Let’s be real: experiential learning can be hilariously chaotic. Picture a group of seventh-graders trying to bake cookies for a fundraiser, only to mix up salt for sugar. The first bite? Pure comedy gold. But those cringe-worthy moments stick. Those kids won’t just remember to double-check the recipe—they’ll carry that lesson into chemistry labs and beyond. Humor lightens the load, making failure feel less like a tragedy and more like a plot twist in a sitcom. It’s resilience with a side of giggles.

🏫 Bringing Experiential Learning to Every Classroom

Schools don’t need fancy budgets to make this happen. Teachers can start small: turn a history lesson into a role-play of the Constitutional Convention, or have kids design a budget for a mock family in math class.
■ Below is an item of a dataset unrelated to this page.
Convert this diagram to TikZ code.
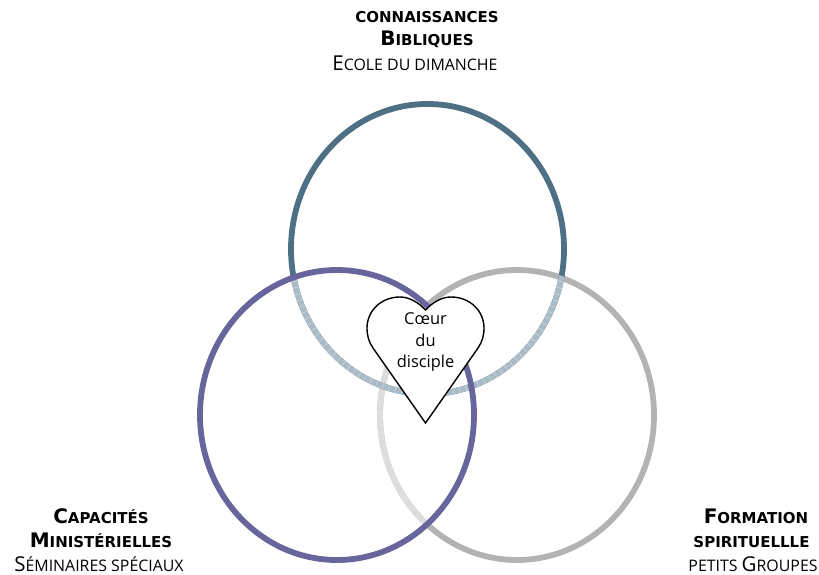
\documentclass[tikz,border=0pt]{standalone}
\usepackage{fontspec}
\setmainfont{Open Sans}
\newfontfamily\titlefont{DejaVu Sans}[BoldFont={DejaVu Sans Bold}]
\newcommand{\Bcap}[1]{{\fontsize{20}{22}\selectfont #1}}
\newcommand{\Bsm}[1]{{\fontsize{15}{22}\selectfont #1}}
\newcommand{\Rcap}[1]{{\fontsize{20.5}{22}\selectfont #1}}
\newcommand{\Rsm}[1]{{\fontsize{15.9}{22}\selectfont #1}}
\definecolor{bluering}{HTML}{4E6F84}
\definecolor{bluefade}{HTML}{A9BBC7}
\definecolor{purplering}{HTML}{67659B}
\definecolor{greyring}{HTML}{B3B3B3}
\definecolor{greyfade}{HTML}{DEDEDE}
\begin{document}
\begin{tikzpicture}[x = 1pt, y = -1pt,
                    ring/.style = {line width = 5.8pt},
                    weave/.style = {line width = 5.8pt, white!85!black, dash pattern = on 0.5pt off 6pt},
                    title/.style = {font = \titlefont\bfseries, inner sep = 0pt, anchor = base},
                    sub/.style = {inner sep = 0pt, anchor = base},
                    heart/.style = {draw, fill = white, line width = 1.4pt, line join = miter}]

\useasboundingbox (0,0) rectangle (819,575);

% grey ring, paler inside the purple one
\draw[ring, greyring] (517,415) ellipse (137 and 145);
\begin{scope}
\clip (337,415) ellipse (137 and 145);
\draw[ring, greyfade] (517,415) ellipse (137 and 145);
\draw[weave] (517,415) ellipse (137 and 145);
\end{scope}

% blue ring, paler inside the other two
\draw[ring, bluering] (427.5,249) ellipse (136.5 and 145);
\begin{scope}
\clip (337,415) ellipse (139 and 147) (517,415) ellipse (139 and 147);
\draw[ring, bluefade] (427.5,249) ellipse (136.5 and 145);
\draw[weave] (427.5,249) ellipse (136.5 and 145);
\end{scope}

% purple ring on top
\draw[ring, purplering] (337,415) ellipse (137 and 145);

% heart
\draw[heart] (425.5,310) .. controls (418,302) and (409,297) .. (400,297)
  .. controls (381,297) and (367,311) .. (367,328)
  .. controls (367,336) and (369,342) .. (373,348)
  -- (425.5,423) -- (478,348)
  .. controls (482,342) and (484,336) .. (484,328)
  .. controls (484,311) and (470,297) .. (451,297)
  .. controls (442,297) and (433,302) .. (425.5,310) -- cycle;

\node[sub] (coeur) at (425.5,324) {\fontsize{16.4}{18}\selectfont Cœur};
\node[sub] (du) at (425.5,346) {\fontsize{16.4}{18}\selectfont du};
\node[sub] (disciple) at (425.5,367) {\fontsize{16.4}{18}\selectfont disciple};

% top
\node[title] (savoir1) at (427,23) {\Bsm{CONNAISSANCES}};
\node[title] (savoir2) at (427,46) {\Bcap{B}\Bsm{IBLIQUES}};
\node[sub] (savoir3) at (415,71) {\Rcap{E}\Rsm{COLE DU DIMANCHE}};

% left
\node[title] (capacite1) at (101,523) {\Bcap{C}\Bsm{APACITÉS}};
\node[title] (capacite2) at (101,547) {\Bcap{M}\Bsm{INISTÉRIELLES}};
\node[sub] (capacite3) at (99,571.5) {\Rcap{S}\Rsm{ÉMINAIRES SPÉCIAUX}};

% right
\node[title] (formation1) at (756,523) {\Bcap{F}\Bsm{ORMATION}};
\node[title] (formation2) at (751.5,547) {\Bsm{SPIRITUELLLE}};
\node[sub] (formation3) at (753,571.5) {\Rsm{PETITS }\Rcap{G}\Rsm{ROUPES}};
\end{tikzpicture}
\end{document}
Field trips, guest speakers, or even classroom debates spark the same magic. The key? Let kids do, not just listen. Every time they wrestle with a challenge—whether it’s a botched art project or a tricky physics experiment—they’re building muscles for adaptability and resilience.

Parents can jump in too. Encourage your kid to join a club, volunteer, or tackle a DIY project at home. When they groan about a failed attempt, cheer them on. Remind them that every flop is a step toward getting it right. As Dewey’s quote reminds us, it’s not the experience alone but the reflection that turns kids into adaptable, resilient humans.

🌈 Why This Matters for Kids and Teens

Experiential learning isn’t just about acing school—it’s about prepping for life. Kids who grow up solving real problems, reflecting on mistakes, and laughing through mishaps don’t just survive tough times; they thrive. They’re the ones who’ll switch careers without a meltdown, handle rejection with grace, and find silver linings in stormy days. In a world that’s unpredictable, that’s the ultimate superpower.

So, let’s ditch the endless worksheets and let kids get their hands dirty—literally and figuratively. Whether they’re planting a school garden, coding a game, or debating climate change, every experience is a brick in the foundation of a resilient, adaptable future. And honestly, isn’t that what education’s all about?